Importance of Wrongful Means
The court placed significant emphasis on the concept of "wrongful means" in determining tortious interference. It explained that the Restatement (Second) of Torts requires a finding of improper conduct to establish liability. The court clarified that not all forms of persuasion or competition would meet this threshold. For instance, an offer of better terms made in a general solicitation or advertising campaign does not equate to tortious conduct unless it includes additional factors indicating intent to induce a breach. This distinction is crucial as it protects legitimate business activities while still holding parties accountable for unethical behavior that undermines existing contractual relationships. The court concluded that BFI’s actions did not cross this line, thus supporting the dismissal of the case against BFI.
Conclusion on the Claim Against BFI
Ultimately, the court dismissed Marangi's claim against BFI, concluding that the allegations did not establish a valid cause of action for tortious interference. The ruling reinforced the principle that competition, even when it involves knowledge of existing contracts, does not automatically result in liability unless the competitor's actions are proven to be improper or wrongful.
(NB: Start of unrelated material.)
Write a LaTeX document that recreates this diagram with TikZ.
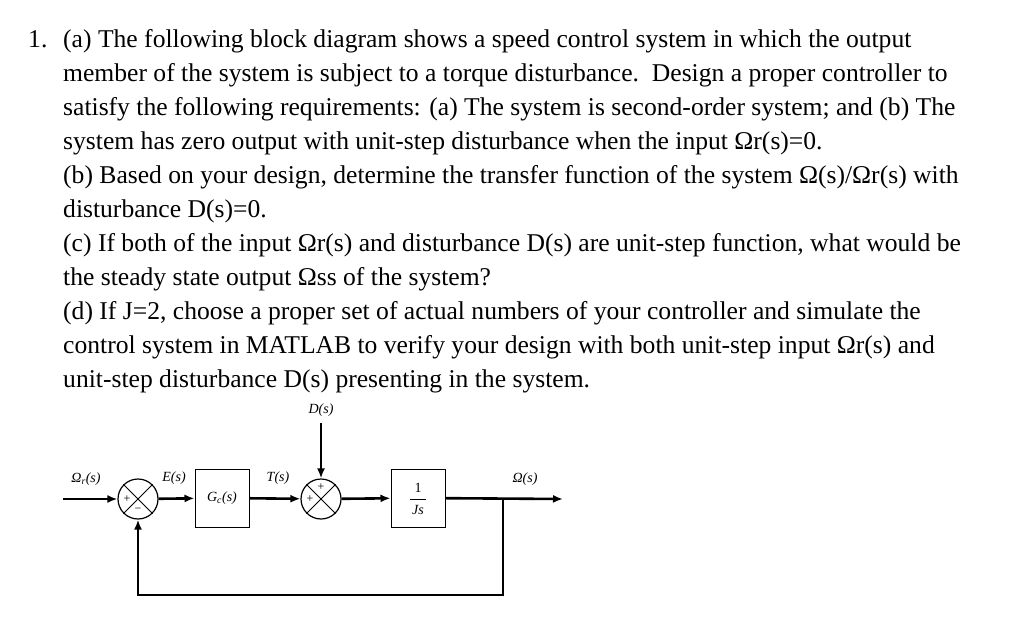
\documentclass[tikz,border=0pt]{standalone}
\usepackage{fontspec}
\setmainfont{Liberation Serif}
\usetikzlibrary{arrows.meta}
\begin{document}
\begin{tikzpicture}[x=1pt,y=-1pt,
  txt/.style={anchor=base west,inner sep=0,font=\fontsize{25.6}{28}\selectfont},
  lbl/.style={inner sep=0,font=\fontsize{14}{16}\selectfont\itshape},
  sumj/.style={draw,circle,line width=1.2pt,minimum size=40pt,inner sep=0},
  blk/.style={draw,line width=1pt,minimum width=54pt,minimum height=58pt,inner sep=0,font=\fontsize{14}{16}\selectfont\itshape},
  sig/.style={line width=2.6pt,-{Latex[length=10pt,width=8pt]}},
  pl/.style={inner sep=0,font=\fontsize{12}{14}\selectfont}]
\useasboundingbox (0,0) rectangle (1024,617);
\node[txt] (n1) at (28,48) {1.};
\foreach \i/\t in {1/{(a) The following block diagram shows a speed control system in which the output},
 2/{member of the system is subject to a torque disturbance.\ \ Design a proper controller to},
 3/{satisfy the following requirements: (a) The system is second-order system; and (b) The},
 4/{system has zero output with unit-step disturbance when the input Ωr(s)=0.},
 5/{(b) Based on your design, determine the transfer function of the system Ω(s)/Ωr(s) with},
 6/{disturbance D(s)=0.},
 7/{(c) If both of the input Ωr(s) and disturbance D(s) are unit-step function, what would be},
 8/{the steady state output Ωss of the system?},
 9/{(d) If J=2, choose a proper set of actual numbers of your controller and simulate the},
 10/{control system in MATLAB to verify your design with both unit-step input Ωr(s) and},
 11/{unit-step disturbance D(s) presenting in the system.}}
 \node[txt] (l\i) at (63,{48+33.9*(\i-1)}) {\t};
% diagram
\node[sumj] (s1) at (138,499) {};
\draw[line width=1pt] (s1.45) -- (s1.225) (s1.135) -- (s1.315);
\node[pl] (p1) at (127,499) {+};
\node[pl] (m1) at (138,510) {−};
\node[blk] (gc) at (222,498) {G\textsubscript{c}(s)};
\node[sumj] (s2) at (321,499) {};
\draw[line width=1pt] (s2.45) -- (s2.225) (s2.135) -- (s2.315);
\node[pl] (p2) at (321,487) {+};
\node[pl] (p3) at (310,499) {+};
\node[blk] (js) at (418,498) {};
\node[inner sep=0,font=\fontsize{14}{16}\selectfont] (one) at (418,488) {1};
\node[inner sep=0,font=\fontsize{14}{16}\selectfont\itshape] (jsd) at (418,510) {Js};
\draw[line width=0.7pt] (410,499) -- (426,499);
\coordinate (in) at (63,499);
\coordinate (br) at (503,499);
\coordinate (out) at (563,499);
\coordinate (dtop) at (321,423);
\coordinate (fb) at (138,595);
\draw[sig] (in) -- (s1);
\draw[sig] (s1) -- (gc);
\draw[sig] (gc) -- (s2);
\draw[sig] (s2) -- (js);
\draw[sig] (js) -- (out);
\draw[sig] (dtop) -- (s2);
\draw[sig] (br) |- (fb) -- (s1);
\node[lbl] (d) at (321,410) {D(s)};
\node[lbl] (wr) at (86,479) {Ω\textsubscript{r}(s)};
\node[lbl] (e) at (174,478) {E(s)};
\node[lbl] (t) at (278,478) {T(s)};
\node[lbl] (w) at (525,479) {Ω(s)};
\end{tikzpicture}
\end{document}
The court's decision highlighted the need to maintain a balance between protecting contractual rights and allowing businesses the freedom to compete. By emphasizing the necessity of wrongful means for establishing tortious interference, the court aimed to prevent the chilling effect that overly broad interpretations of tortious interference could have on fair business practices. Thus, the complaint against BFI was dismissed, underscoring the court's commitment to reinforcing the boundaries of lawful competition.